Secrets to Appreciating De Soto Mexican Food
- Embrace the Provel: I know, for many cheese purists, processed cheese is a non-starter. But in this cuisine, it’s non-negotiable. Provel’s low melting point and smoky, slightly tangy flavor are essential to the texture and taste. It creates a creamy “sauce” of its own. Don’t knock it until you’ve tried it in its proper context.
- It’s About Texture as Much as Flavor: Pay attention to the interplay of textures. The shatteringly crisp tortilla, the tender beef, the cool crunch of the lettuce, and the gooey, melted cheese. The magic is in how they all come together in a single bite.
- My Big Misunderstanding: For years, I tried to categorize it. “Is it a tostada? A flat enchilada?” I was missing the point. My mistake was trying to fit it into a box. De Soto Mexican food isn’t a variant; it’s its own thing. Once I stopped comparing it and just enjoyed it for what it was, my appreciation deepened immensely.
- Look for the “Wet” Burrito: Another regional specialty is a burrito filled with seasoned beef, then completely smothered in the signature red enchilada sauce and a thick layer of melted provel. It’s a hearty, delicious expression of the local flavor profile.
Frequently Asked Questions
Is De Soto Mexican food spicy?
Generally, no. The focus is on a deep, savory chili flavor rather than the fiery heat you might find in other Mexican or Tex-Mex cuisines.

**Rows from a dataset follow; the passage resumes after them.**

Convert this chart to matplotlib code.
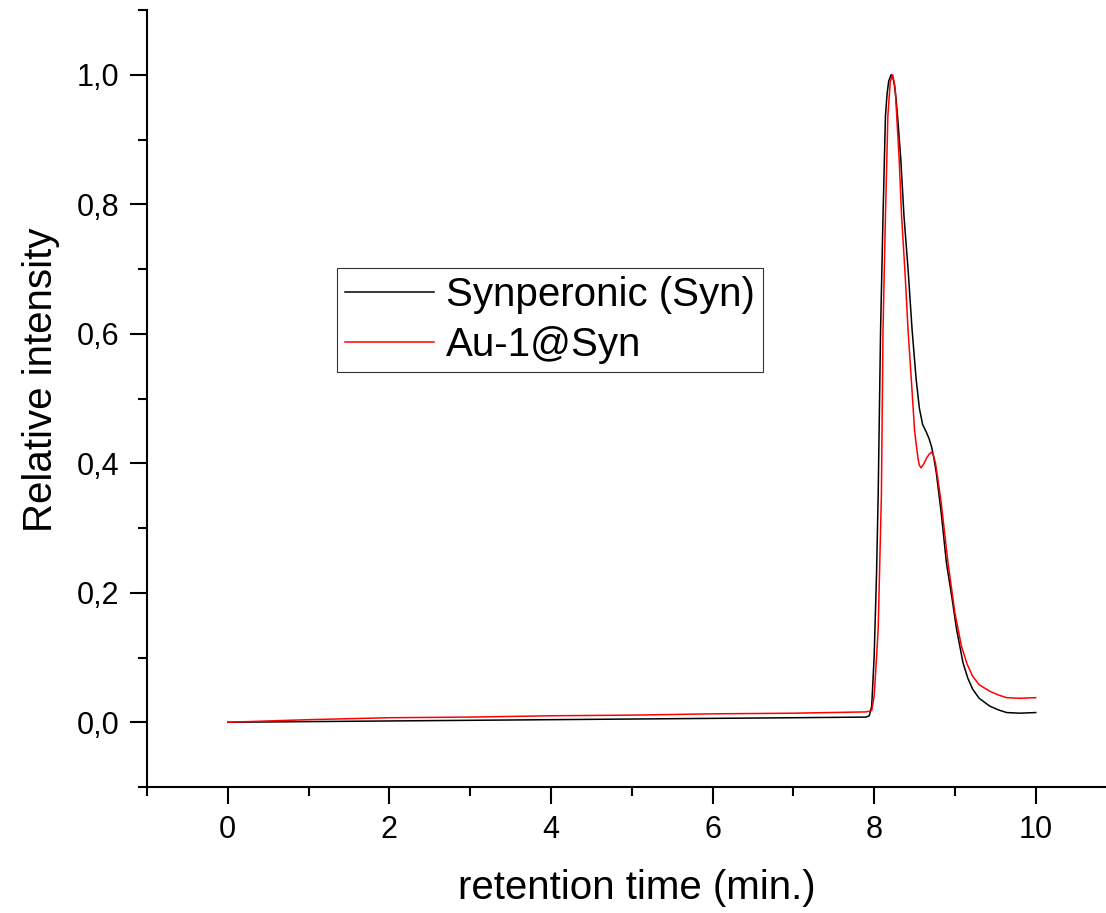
import numpy as np
import matplotlib
matplotlib.use("Agg")
import matplotlib.pyplot as plt
from matplotlib.ticker import MultipleLocator, FuncFormatter

plt.rcParams['font.family'] = ['Liberation Sans', 'DejaVu Sans']

# retention time (min.) and relative intensity
syn_time = [0, 1, 2, 3, 4, 5, 6, 7, 7.9, 7.94, 7.97, 8.0, 8.03, 8.05, 8.08,
            8.11, 8.14, 8.16, 8.18, 8.21, 8.23, 8.25, 8.27, 8.29, 8.33, 8.37,
            8.42, 8.47, 8.52, 8.56, 8.60, 8.65, 8.68, 8.71, 8.74, 8.77, 8.83,
            8.895, 8.96, 9.02, 9.10, 9.16, 9.22, 9.30, 9.43, 9.54, 9.64, 9.8, 10.0]
syn_int = [0, 0.001, 0.002, 0.003, 0.004, 0.005, 0.006, 0.007, 0.008, 0.010,
           0.025, 0.10, 0.23, 0.350, 0.606, 0.781, 0.936, 0.970, 0.990, 1.000,
           0.997, 0.985, 0.965, 0.936, 0.870, 0.781, 0.700, 0.606, 0.530, 0.485,
           0.460, 0.447, 0.438, 0.426, 0.408, 0.385, 0.324, 0.246, 0.195, 0.144,
           0.092, 0.068, 0.051, 0.037, 0.025, 0.019, 0.015, 0.014, 0.015]

au_time = [0, 1, 2, 3, 4, 5, 6, 7, 7.9, 7.97, 8.0, 8.03, 8.05, 8.09, 8.11,
           8.14, 8.17, 8.20, 8.23, 8.26, 8.28, 8.31, 8.34, 8.38, 8.42, 8.46,
           8.50, 8.52, 8.545, 8.56, 8.58, 8.61, 8.65, 8.68, 8.71, 8.73, 8.76,
           8.79, 8.83, 8.915, 9.0, 9.08, 9.15, 9.22, 9.30, 9.43, 9.54, 9.64,
           9.8, 10.0]
au_int = [0, 0.004, 0.007, 0.008, 0.010, 0.011, 0.013, 0.014, 0.016, 0.018,
          0.040, 0.10, 0.144, 0.350, 0.606, 0.781, 0.936, 0.990, 1.000, 0.980,
          0.936, 0.870, 0.781, 0.700, 0.606, 0.530, 0.452, 0.430, 0.406, 0.397,
          0.393, 0.398, 0.408, 0.414, 0.417, 0.414, 0.400, 0.375, 0.339, 0.246,
          0.169, 0.118, 0.090, 0.071, 0.058, 0.048, 0.042, 0.038, 0.037, 0.038]

labels = ['Synperonic (Syn)', 'Au-1@Syn']

fig = plt.figure(figsize=(11.06, 9.13), dpi=100)
ax = fig.add_axes([0.1329, 0.138, 0.8671, 0.851])

ax.plot(syn_time, syn_int, color='black', lw=1.1, label=labels[0])
ax.plot(au_time, au_int, color='red', lw=1.1, label=labels[1])

ax.set_xlim(-1, 10.87)
ax.set_ylim(-0.1, 1.1)

ax.xaxis.set_major_locator(MultipleLocator(2))
ax.xaxis.set_minor_locator(MultipleLocator(1))
ax.yaxis.set_major_locator(MultipleLocator(0.2))
ax.yaxis.set_minor_locator(MultipleLocator(0.1))
ax.yaxis.set_major_formatter(FuncFormatter(lambda v, p: f"{v:.1f}".replace('.', ',')))
ax.xaxis.set_major_formatter(FuncFormatter(lambda v, p: f"{v:.0f}"))

for s in ['top', 'right']:
    ax.spines[s].set_visible(False)
for s in ['left', 'bottom']:
    ax.spines[s].set_linewidth(1.5)

ax.tick_params(which='major', direction='out', length=12, width=1.5,
               labelsize=22, pad=8)
ax.tick_params(which='minor', direction='out', length=6.5, width=1.5)

ax.set_xlabel('retention time (min.)', fontsize=29)
ax.set_ylabel('Relative intensity', fontsize=29)
ax.xaxis.set_label_coords(0.511, -0.105)
ax.yaxis.set_label_coords(-0.091, 0.524)

leg = ax.legend(loc='upper left', bbox_to_anchor=(0.198, 0.668),
                fontsize=29, frameon=True, fancybox=False, shadow=False,
                borderaxespad=0, borderpad=0.2, handlelength=2.2,
                handletextpad=0.3, labelspacing=0.3)
leg.get_frame().set_edgecolor('black')
leg.get_frame().set_linewidth(0.8)
for line in leg.get_lines():
    line.set_linewidth(1.1)

fig.savefig('out.png', dpi=100)
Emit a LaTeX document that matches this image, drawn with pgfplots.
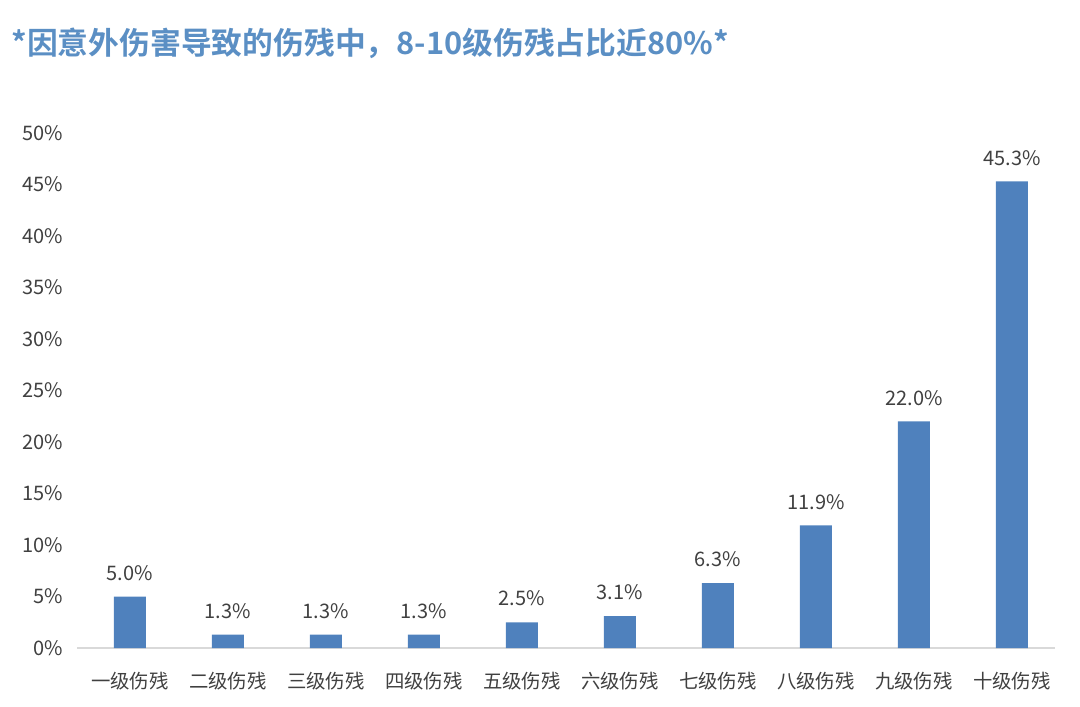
\documentclass[border=0pt]{standalone}
\usepackage{fontspec}
\setmainfont{Noto Sans CJK SC}[BoldFont=* Bold]
\usepackage{pgfplots}
\pgfplotsset{compat=1.18}
\definecolor{barblue}{HTML}{4F81BD}
\definecolor{titleblue}{HTML}{5B8FC4}
\definecolor{txt}{HTML}{404040}
\begin{document}
\begin{tikzpicture}
\path[use as bounding box] (0,0) rectangle (540pt,353pt);
\node[anchor=west,text=titleblue,font=\fontsize{15.4}{17}\selectfont\bfseries,inner sep=0pt] at (5.5pt,331.5pt) {*因意外伤害导致的伤残中，8-10级伤残占比近80\%*};
\begin{axis}[
  at={(38.5pt,29pt)}, anchor=south west,
  scale only axis, width=489pt, height=257.5pt,
  xmin=-0.54, xmax=9.44, ymin=0, ymax=50,
  ytick={0,5,...,50},
  yticklabel={\pgfmathprintnumber{\tick}\%},
  /pgf/number format/assume math mode=true,
  xtick=data,
  xticklabels={一级伤残,二级伤残,三级伤残,四级伤残,五级伤残,六级伤残,七级伤残,八级伤残,九级伤残,十级伤残},
  axis x line=bottom, axis y line=left,
  x axis line style={draw=black!15, line width=0.8pt, -},
  y axis line style={draw=none},
  major tick length=0pt,
  tick label style={text=txt},
  xticklabel style={yshift=-8.5pt, font=\fontsize{9.7}{11}\selectfont},
  yticklabel style={xshift=-3.5pt, font=\fontsize{10}{11}\selectfont},
  ybar, bar width=16pt,
  nodes near coords={\pgfmathprintnumber[fixed,fixed zerofill,precision=1]{\pgfplotspointmeta}\%},
  nodes near coords style={text=txt, font=\fontsize{10}{11}\selectfont, /pgf/number format/assume math mode=true, yshift=4.5pt},
  clip=false,
]
\addplot[fill=barblue, draw=none] coordinates {
(0,5.0) (1,1.3) (2,1.3) (3,1.3) (4,2.5) (5,3.1) (6,6.3) (7,11.9) (8,22.0) (9,45.3)
};
\end{axis}
\end{tikzpicture}
\end{document}
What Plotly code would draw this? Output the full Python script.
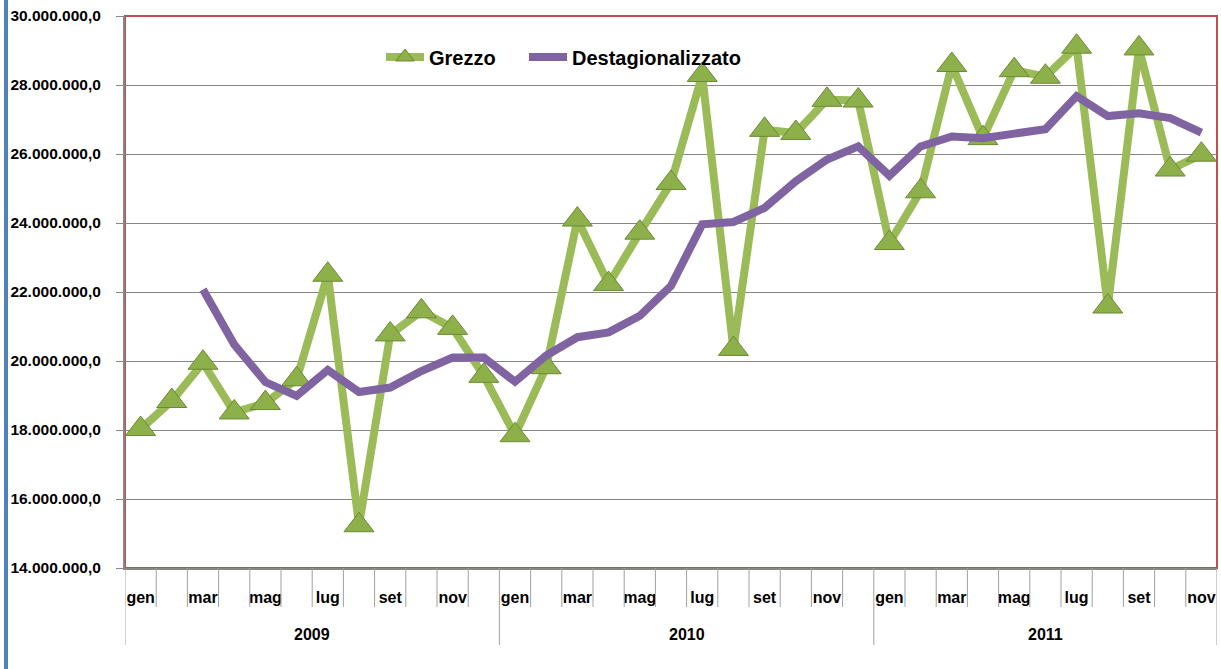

Most dishes are mild, allowing the flavors of the sauce and cheese to shine.
What is the main difference between De Soto style and Tex-Mex?
The two biggest differences are the cheese and the sauce. De Soto style prominently features smoky, creamy provel cheese and a smoother, milder red chili sauce, whereas Tex-Mex typically uses cheddar and a thicker, cumin-heavy chili gravy.
What is the most famous De Soto Mexican food dish?
The flat, layered enchiladas and the “De Soto Taco” (a crispy, flat-fried tortilla topped with ground beef, lettuce, and melted provel) are the two most iconic and representative dishes of the region.
Can I find De Soto style Mexican food outside of Missouri?
It is extremely rare. This is a hyper-local culinary tradition largely confined to De Soto, Missouri, and the surrounding Jefferson County area. Its unique character is tied directly to the history and community of that specific place.